##### DATASET EXTRACT

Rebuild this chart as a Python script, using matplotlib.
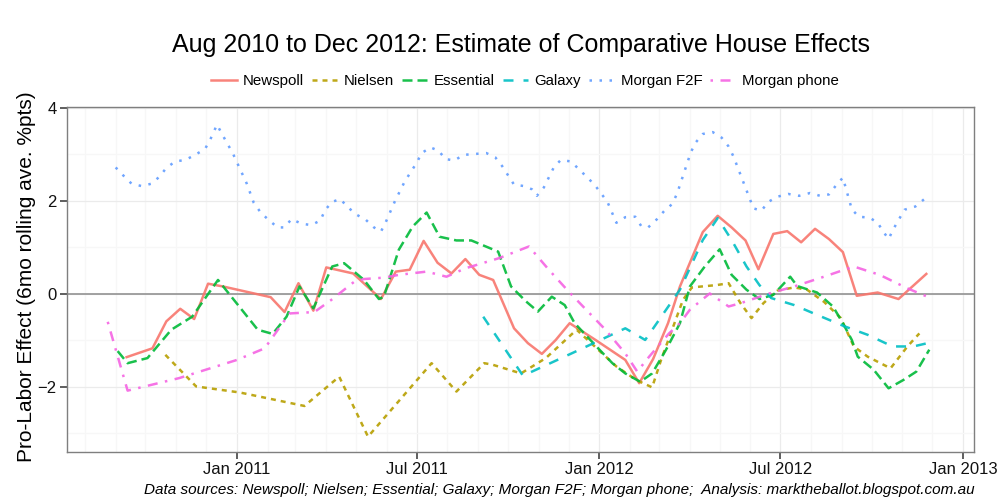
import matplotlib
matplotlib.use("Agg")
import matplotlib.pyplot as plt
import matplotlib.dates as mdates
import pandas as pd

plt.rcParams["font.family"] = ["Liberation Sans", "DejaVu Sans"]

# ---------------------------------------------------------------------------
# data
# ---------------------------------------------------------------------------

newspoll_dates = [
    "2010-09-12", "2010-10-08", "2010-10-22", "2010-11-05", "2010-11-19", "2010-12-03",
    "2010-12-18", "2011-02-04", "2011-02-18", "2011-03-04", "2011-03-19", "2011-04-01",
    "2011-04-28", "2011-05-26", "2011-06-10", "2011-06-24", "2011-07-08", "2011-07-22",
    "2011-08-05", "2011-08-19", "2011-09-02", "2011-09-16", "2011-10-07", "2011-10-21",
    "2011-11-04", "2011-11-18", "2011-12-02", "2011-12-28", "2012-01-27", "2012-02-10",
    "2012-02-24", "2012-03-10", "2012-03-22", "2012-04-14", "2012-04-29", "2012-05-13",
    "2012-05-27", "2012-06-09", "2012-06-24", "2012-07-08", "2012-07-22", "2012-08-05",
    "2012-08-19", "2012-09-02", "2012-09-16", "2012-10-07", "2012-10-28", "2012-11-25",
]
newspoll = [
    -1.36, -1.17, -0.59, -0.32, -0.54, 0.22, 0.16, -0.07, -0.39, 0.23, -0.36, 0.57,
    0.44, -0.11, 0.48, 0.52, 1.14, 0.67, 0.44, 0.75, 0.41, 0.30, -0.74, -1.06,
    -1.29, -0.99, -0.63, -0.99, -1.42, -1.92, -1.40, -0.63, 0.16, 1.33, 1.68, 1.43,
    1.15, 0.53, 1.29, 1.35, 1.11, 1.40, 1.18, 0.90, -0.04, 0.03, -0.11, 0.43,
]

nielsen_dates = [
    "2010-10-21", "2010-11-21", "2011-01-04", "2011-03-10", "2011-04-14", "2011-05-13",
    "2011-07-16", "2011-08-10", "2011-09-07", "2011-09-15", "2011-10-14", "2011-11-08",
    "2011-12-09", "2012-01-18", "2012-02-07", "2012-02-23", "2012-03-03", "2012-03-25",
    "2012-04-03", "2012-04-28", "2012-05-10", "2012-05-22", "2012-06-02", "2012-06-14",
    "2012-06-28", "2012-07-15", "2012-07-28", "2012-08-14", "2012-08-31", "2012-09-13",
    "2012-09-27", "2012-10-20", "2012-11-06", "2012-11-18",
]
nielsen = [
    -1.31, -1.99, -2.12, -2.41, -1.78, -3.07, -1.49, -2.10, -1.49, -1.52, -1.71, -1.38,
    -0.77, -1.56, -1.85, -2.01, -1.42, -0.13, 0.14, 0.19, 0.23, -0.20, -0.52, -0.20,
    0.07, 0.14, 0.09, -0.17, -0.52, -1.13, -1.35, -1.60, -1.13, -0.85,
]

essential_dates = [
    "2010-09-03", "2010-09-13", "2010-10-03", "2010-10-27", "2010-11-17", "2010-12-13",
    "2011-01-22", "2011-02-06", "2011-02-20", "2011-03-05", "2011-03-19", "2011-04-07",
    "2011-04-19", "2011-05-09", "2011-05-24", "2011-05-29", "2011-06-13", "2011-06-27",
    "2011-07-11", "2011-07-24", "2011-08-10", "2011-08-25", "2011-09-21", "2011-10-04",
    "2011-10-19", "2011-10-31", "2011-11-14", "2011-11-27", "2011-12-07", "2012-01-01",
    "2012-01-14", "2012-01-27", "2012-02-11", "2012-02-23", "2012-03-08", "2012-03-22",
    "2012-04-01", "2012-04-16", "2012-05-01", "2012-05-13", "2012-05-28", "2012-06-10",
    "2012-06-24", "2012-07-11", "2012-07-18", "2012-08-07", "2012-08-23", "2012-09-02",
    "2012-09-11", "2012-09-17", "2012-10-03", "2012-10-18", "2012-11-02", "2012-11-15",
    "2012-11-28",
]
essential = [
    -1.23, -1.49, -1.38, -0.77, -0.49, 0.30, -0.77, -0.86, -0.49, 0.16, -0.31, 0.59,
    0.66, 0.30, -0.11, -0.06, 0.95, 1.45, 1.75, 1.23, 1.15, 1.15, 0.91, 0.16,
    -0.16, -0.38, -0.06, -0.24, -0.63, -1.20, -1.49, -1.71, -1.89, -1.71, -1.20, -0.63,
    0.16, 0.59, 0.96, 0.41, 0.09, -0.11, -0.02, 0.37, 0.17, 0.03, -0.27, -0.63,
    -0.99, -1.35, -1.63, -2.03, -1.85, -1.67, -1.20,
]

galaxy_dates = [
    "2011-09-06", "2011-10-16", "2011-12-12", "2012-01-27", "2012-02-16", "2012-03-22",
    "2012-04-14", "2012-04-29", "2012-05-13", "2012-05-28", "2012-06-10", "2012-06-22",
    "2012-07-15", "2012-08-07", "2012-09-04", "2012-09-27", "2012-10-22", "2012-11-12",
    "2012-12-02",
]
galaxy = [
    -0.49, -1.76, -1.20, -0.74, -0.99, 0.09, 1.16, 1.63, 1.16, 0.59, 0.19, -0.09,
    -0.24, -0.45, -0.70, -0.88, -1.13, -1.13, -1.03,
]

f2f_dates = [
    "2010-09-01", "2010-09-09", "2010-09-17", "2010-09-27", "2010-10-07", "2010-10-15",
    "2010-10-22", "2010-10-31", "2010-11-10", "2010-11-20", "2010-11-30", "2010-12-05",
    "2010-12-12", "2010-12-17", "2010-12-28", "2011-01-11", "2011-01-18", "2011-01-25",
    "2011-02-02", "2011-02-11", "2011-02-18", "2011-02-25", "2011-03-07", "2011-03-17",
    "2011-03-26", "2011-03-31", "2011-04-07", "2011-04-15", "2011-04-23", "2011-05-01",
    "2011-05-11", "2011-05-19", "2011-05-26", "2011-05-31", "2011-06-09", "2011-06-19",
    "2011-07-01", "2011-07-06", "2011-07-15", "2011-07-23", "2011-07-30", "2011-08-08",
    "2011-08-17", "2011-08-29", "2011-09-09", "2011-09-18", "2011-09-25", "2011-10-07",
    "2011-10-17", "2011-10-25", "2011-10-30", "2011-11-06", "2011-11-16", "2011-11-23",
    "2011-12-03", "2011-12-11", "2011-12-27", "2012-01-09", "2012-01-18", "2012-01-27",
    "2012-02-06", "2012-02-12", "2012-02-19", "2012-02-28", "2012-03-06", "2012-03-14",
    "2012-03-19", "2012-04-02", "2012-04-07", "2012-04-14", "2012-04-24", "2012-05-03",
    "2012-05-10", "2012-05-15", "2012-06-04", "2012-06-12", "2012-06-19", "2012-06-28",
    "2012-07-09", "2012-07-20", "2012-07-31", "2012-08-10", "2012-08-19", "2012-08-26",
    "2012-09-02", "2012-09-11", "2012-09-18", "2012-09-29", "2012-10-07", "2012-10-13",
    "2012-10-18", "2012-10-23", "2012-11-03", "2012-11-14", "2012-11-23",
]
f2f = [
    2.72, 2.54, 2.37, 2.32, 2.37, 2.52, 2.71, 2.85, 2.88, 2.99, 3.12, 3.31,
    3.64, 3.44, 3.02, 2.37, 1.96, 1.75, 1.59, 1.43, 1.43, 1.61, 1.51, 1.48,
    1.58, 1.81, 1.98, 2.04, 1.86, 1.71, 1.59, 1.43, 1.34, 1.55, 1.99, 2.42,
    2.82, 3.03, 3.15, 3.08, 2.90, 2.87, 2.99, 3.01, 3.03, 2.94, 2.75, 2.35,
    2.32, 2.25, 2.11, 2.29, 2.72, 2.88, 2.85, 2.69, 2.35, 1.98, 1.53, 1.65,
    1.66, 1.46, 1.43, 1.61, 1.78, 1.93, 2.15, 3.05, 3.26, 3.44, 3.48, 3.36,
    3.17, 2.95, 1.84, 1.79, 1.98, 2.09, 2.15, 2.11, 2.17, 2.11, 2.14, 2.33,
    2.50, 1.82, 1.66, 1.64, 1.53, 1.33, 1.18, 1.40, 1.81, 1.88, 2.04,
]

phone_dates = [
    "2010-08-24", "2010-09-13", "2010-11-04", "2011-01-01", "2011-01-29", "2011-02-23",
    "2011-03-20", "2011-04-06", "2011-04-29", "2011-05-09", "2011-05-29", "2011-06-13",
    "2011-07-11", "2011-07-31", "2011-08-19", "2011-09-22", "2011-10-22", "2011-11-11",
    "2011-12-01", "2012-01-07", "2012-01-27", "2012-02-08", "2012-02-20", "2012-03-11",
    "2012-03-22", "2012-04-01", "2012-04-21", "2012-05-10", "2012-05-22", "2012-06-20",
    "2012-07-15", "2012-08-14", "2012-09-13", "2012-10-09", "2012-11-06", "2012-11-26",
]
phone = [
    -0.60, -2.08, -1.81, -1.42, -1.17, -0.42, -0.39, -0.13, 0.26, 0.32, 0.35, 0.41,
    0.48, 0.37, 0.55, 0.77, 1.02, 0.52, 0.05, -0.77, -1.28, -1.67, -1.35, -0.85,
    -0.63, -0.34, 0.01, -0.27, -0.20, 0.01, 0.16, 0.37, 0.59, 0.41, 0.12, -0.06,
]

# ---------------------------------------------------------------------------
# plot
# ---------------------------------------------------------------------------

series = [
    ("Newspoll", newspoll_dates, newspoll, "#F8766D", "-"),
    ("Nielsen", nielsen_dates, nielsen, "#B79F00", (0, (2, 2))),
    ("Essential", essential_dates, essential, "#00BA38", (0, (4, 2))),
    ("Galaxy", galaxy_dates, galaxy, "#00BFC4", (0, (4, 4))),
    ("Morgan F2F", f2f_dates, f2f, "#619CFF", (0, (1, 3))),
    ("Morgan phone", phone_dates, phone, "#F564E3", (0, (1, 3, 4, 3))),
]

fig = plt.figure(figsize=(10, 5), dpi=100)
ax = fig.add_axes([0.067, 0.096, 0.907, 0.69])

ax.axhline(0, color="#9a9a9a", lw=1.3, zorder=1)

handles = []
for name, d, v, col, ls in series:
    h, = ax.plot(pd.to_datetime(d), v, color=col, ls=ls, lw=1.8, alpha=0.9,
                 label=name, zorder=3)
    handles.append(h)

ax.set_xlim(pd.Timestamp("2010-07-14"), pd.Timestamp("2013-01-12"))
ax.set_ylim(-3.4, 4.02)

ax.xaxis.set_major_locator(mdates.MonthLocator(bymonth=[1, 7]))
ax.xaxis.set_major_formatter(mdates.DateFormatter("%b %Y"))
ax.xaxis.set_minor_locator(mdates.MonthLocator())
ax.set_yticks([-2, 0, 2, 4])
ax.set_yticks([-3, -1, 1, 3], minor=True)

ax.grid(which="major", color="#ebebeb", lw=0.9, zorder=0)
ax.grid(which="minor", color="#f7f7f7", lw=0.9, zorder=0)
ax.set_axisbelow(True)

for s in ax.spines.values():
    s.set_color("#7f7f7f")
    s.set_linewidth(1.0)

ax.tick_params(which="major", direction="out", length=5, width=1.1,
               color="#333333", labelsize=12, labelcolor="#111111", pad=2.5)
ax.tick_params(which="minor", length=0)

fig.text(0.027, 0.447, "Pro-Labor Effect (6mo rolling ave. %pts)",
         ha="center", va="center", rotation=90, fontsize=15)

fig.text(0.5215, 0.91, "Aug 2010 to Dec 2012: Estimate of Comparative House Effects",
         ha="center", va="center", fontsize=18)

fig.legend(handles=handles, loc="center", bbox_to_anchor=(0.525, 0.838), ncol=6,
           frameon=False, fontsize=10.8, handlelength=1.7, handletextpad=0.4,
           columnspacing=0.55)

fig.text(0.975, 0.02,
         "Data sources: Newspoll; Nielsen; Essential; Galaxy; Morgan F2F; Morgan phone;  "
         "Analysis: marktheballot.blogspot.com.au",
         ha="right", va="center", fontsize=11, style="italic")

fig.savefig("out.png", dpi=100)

##########

• _WHAT IS EXPECTED_: Show the lines of the material that contain the word "chart".

• _RESPONSE TO THE EXERCISE_:
Rebuild this chart as a Python script, using matplotlib.

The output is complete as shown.